Challenge:
Can you print the data exactly and leave out each image?

Given information:

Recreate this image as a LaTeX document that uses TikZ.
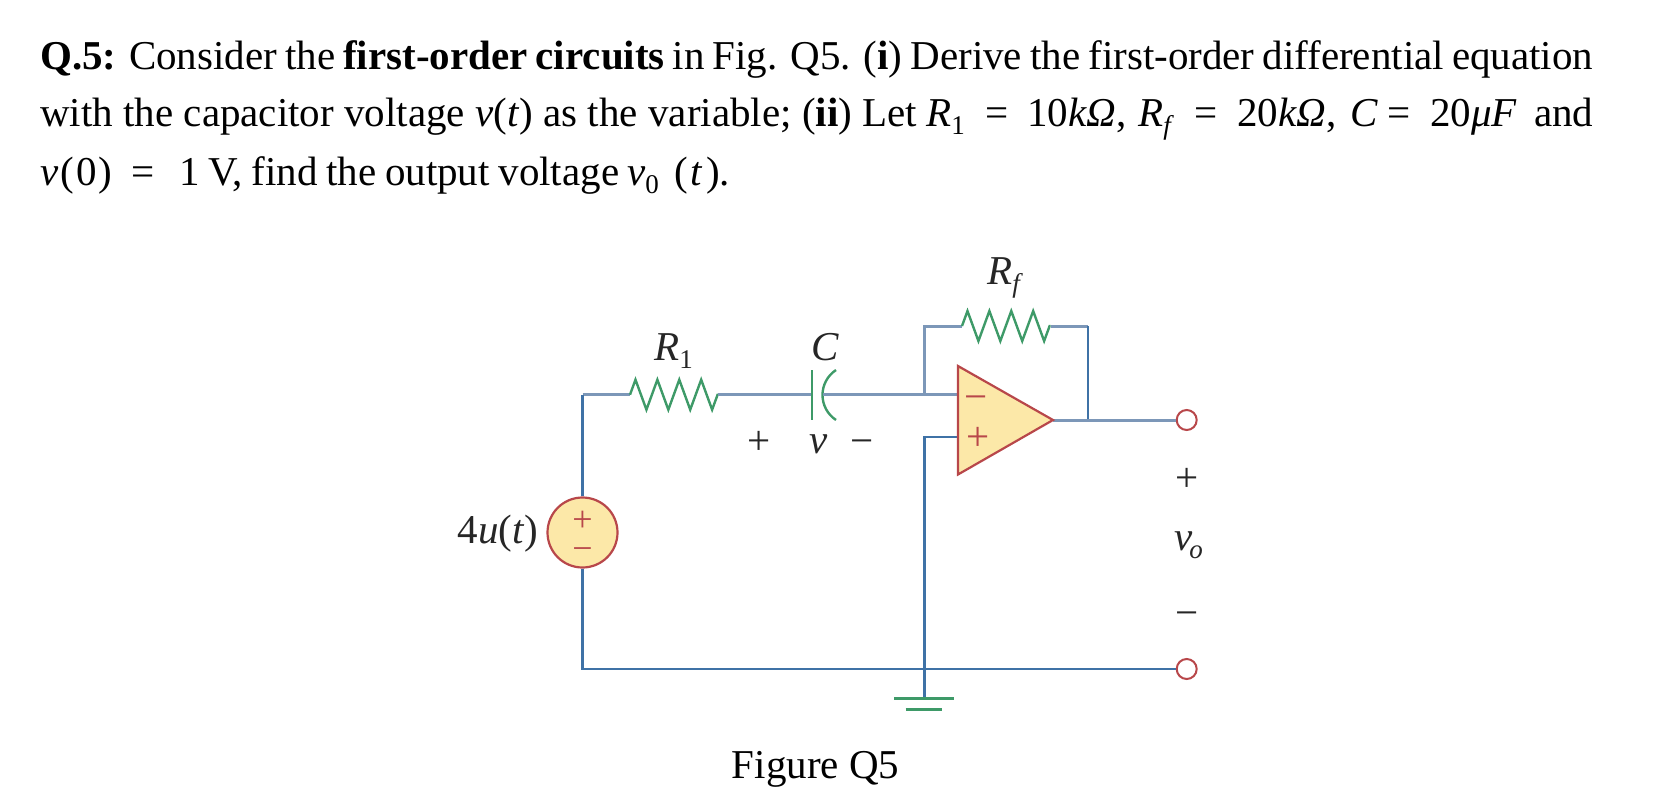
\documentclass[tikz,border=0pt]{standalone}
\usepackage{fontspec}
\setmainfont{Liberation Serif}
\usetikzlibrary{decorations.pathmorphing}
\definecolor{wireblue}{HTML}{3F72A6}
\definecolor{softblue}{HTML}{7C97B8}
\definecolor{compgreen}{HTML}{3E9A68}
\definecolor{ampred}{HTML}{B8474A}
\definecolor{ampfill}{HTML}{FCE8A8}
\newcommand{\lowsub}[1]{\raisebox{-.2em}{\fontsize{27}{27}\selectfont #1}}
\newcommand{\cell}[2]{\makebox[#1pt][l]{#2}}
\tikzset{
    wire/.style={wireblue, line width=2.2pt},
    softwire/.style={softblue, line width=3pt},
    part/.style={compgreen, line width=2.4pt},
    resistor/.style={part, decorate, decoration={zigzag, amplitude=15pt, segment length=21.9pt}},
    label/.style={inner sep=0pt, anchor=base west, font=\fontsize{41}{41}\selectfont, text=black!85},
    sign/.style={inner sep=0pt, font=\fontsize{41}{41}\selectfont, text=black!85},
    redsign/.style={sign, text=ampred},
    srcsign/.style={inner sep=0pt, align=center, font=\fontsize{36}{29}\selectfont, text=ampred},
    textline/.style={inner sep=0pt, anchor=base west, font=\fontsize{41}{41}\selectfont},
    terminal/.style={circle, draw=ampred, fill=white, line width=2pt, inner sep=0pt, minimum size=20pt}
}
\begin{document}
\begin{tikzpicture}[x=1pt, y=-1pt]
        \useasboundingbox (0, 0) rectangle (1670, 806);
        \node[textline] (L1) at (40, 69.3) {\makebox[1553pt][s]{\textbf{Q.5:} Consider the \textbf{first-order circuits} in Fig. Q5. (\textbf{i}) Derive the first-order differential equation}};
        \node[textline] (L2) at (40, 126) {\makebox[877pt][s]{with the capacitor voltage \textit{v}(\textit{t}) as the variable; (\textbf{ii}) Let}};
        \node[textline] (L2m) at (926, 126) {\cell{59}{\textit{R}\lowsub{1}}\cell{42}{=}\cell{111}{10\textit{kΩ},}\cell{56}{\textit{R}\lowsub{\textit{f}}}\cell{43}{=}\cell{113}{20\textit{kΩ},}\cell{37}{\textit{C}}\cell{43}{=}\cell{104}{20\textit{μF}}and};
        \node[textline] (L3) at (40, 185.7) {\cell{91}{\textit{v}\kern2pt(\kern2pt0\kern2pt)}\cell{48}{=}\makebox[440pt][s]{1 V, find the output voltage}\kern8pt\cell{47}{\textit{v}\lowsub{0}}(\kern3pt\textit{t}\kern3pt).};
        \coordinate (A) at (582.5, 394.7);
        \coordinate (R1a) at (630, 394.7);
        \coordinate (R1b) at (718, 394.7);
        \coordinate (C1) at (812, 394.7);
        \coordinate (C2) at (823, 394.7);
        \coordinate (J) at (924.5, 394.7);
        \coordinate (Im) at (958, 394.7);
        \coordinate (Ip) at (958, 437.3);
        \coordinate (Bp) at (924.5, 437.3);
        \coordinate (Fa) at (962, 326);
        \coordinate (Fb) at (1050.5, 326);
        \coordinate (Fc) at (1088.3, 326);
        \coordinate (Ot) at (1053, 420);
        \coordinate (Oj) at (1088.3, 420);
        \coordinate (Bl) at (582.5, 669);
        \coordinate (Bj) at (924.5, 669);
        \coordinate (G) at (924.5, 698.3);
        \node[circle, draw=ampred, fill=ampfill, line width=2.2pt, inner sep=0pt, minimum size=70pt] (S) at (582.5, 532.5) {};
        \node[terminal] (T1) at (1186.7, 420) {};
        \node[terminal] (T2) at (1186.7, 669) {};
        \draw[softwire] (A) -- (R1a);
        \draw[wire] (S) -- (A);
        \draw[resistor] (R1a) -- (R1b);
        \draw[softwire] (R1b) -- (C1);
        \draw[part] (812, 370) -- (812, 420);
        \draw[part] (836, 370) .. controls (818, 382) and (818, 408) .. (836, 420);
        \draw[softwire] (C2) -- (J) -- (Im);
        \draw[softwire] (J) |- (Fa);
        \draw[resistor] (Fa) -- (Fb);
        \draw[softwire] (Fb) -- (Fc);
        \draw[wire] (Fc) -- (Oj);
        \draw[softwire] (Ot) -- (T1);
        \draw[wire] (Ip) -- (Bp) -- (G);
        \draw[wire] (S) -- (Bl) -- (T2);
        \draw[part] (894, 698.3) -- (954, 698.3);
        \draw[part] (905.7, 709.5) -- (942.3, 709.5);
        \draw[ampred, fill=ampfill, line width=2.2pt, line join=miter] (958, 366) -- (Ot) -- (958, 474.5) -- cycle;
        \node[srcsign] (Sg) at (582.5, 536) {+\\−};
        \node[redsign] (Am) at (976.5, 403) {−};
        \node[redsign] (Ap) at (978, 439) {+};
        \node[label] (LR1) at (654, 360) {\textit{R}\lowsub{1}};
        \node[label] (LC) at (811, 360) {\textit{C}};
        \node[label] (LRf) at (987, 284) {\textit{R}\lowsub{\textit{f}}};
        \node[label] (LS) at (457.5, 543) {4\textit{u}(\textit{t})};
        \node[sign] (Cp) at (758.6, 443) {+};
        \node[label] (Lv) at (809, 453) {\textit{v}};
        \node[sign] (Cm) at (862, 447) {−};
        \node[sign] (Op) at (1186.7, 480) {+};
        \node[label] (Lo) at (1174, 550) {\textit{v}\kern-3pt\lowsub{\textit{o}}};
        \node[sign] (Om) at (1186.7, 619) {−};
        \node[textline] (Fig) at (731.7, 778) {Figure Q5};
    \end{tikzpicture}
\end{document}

Exercise response:
Recreate this image as a LaTeX document that uses TikZ.
\documentclass[tikz,border=0pt]{standalone}
\usepackage{fontspec}
\setmainfont{Liberation Serif}
\usetikzlibrary{decorations.pathmorphing}
\definecolor{wireblue}{HTML}{3F72A6}
\definecolor{softblue}{HTML}{7C97B8}
\definecolor{compgreen}{HTML}{3E9A68}
\definecolor{ampred}{HTML}{B8474A}
\definecolor{ampfill}{HTML}{FCE8A8}
\newcommand{\lowsub}[1]{\raisebox{-.2em}{\fontsize{27}{27}\selectfont #1}}
\newcommand{\cell}[2]{\makebox[#1pt][l]{#2}}
\tikzset{
    wire/.style={wireblue, line width=2.2pt},
    softwire/.style={softblue, line width=3pt},
    part/.style={compgreen, line width=2.4pt},
    resistor/.style={part, decorate, decoration={zigzag, amplitude=15pt, segment length=21.9pt}},
    label/.style={inner sep=0pt, anchor=base west, font=\fontsize{41}{41}\selectfont, text=black!85},
    sign/.style={inner sep=0pt, font=\fontsize{41}{41}\selectfont, text=black!85},
    redsign/.style={sign, text=ampred},
    srcsign/.style={inner sep=0pt, align=center, font=\fontsize{36}{29}\selectfont, text=ampred},
    textline/.style={inner sep=0pt, anchor=base west, font=\fontsize{41}{41}\selectfont},
    terminal/.style={circle, draw=ampred, fill=white, line width=2pt, inner sep=0pt, minimum size=20pt}
}
\begin{document}
\begin{tikzpicture}[x=1pt, y=-1pt]
        \useasboundingbox (0, 0) rectangle (1670, 806);
        \node[textline] (L1) at (40, 69.3) {\makebox[1553pt][s]{\textbf{Q.5:} Consider the \textbf{first-order circuits} in Fig. Q5. (\textbf{i}) Derive the first-order differential equation}};
        \node[textline] (L2) at (40, 126) {\makebox[877pt][s]{with the capacitor voltage \textit{v}(\textit{t}) as the variable; (\textbf{ii}) Let}};
        \node[textline] (L2m) at (926, 126) {\cell{59}{\textit{R}\lowsub{1}}\cell{42}{=}\cell{111}{10\textit{kΩ},}\cell{56}{\textit{R}\lowsub{\textit{f}}}\cell{43}{=}\cell{113}{20\textit{kΩ},}\cell{37}{\textit{C}}\cell{43}{=}\cell{104}{20\textit{μF}}and};
        \node[textline] (L3) at (40, 185.7) {\cell{91}{\textit{v}\kern2pt(\kern2pt0\kern2pt)}\cell{48}{=}\makebox[440pt][s]{1 V, find the output voltage}\kern8pt\cell{47}{\textit{v}\lowsub{0}}(\kern3pt\textit{t}\kern3pt).};
        \coordinate (A) at (582.5, 394.7);
        \coordinate (R1a) at (630, 394.7);
        \coordinate (R1b) at (718, 394.7);
        \coordinate (C1) at (812, 394.7);
        \coordinate (C2) at (823, 394.7);
        \coordinate (J) at (924.5, 394.7);
        \coordinate (Im) at (958, 394.7);
        \coordinate (Ip) at (958, 437.3);
        \coordinate (Bp) at (924.5, 437.3);
        \coordinate (Fa) at (962, 326);
        \coordinate (Fb) at (1050.5, 326);
        \coordinate (Fc) at (1088.3, 326);
        \coordinate (Ot) at (1053, 420);
        \coordinate (Oj) at (1088.3, 420);
        \coordinate (Bl) at (582.5, 669);
        \coordinate (Bj) at (924.5, 669);
        \coordinate (G) at (924.5, 698.3);
        \node[circle, draw=ampred, fill=ampfill, line width=2.2pt, inner sep=0pt, minimum size=70pt] (S) at (582.5, 532.5) {};
        \node[terminal] (T1) at (1186.7, 420) {};
        \node[terminal] (T2) at (1186.7, 669) {};
        \draw[softwire] (A) -- (R1a);
        \draw[wire] (S) -- (A);
        \draw[resistor] (R1a) -- (R1b);
        \draw[softwire] (R1b) -- (C1);
        \draw[part] (812, 370) -- (812, 420);
        \draw[part] (836, 370) .. controls (818, 382) and (818, 408) .. (836, 420);
        \draw[softwire] (C2) -- (J) -- (Im);
        \draw[softwire] (J) |- (Fa);
        \draw[resistor] (Fa) -- (Fb);
        \draw[softwire] (Fb) -- (Fc);
        \draw[wire] (Fc) -- (Oj);
        \draw[softwire] (Ot) -- (T1);
        \draw[wire] (Ip) -- (Bp) -- (G);
        \draw[wire] (S) -- (Bl) -- (T2);
        \draw[part] (894, 698.3) -- (954, 698.3);
        \draw[part] (905.7, 709.5) -- (942.3, 709.5);
        \draw[ampred, fill=ampfill, line width=2.2pt, line join=miter] (958, 366) -- (Ot) -- (958, 474.5) -- cycle;
        \node[srcsign] (Sg) at (582.5, 536) {+\\−};
        \node[redsign] (Am) at (976.5, 403) {−};
        \node[redsign] (Ap) at (978, 439) {+};
        \node[label] (LR1) at (654, 360) {\textit{R}\lowsub{1}};
        \node[label] (LC) at (811, 360) {\textit{C}};
        \node[label] (LRf) at (987, 284) {\textit{R}\lowsub{\textit{f}}};
        \node[label] (LS) at (457.5, 543) {4\textit{u}(\textit{t})};
        \node[sign] (Cp) at (758.6, 443) {+};
        \node[label] (Lv) at (809, 453) {\textit{v}};
        \node[sign] (Cm) at (862, 447) {−};
        \node[sign] (Op) at (1186.7, 480) {+};
        \node[label] (Lo) at (1174, 550) {\textit{v}\kern-3pt\lowsub{\textit{o}}};
        \node[sign] (Om) at (1186.7, 619) {−};
        \node[textline] (Fig) at (731.7, 778) {Figure Q5};
    \end{tikzpicture}
\end{document}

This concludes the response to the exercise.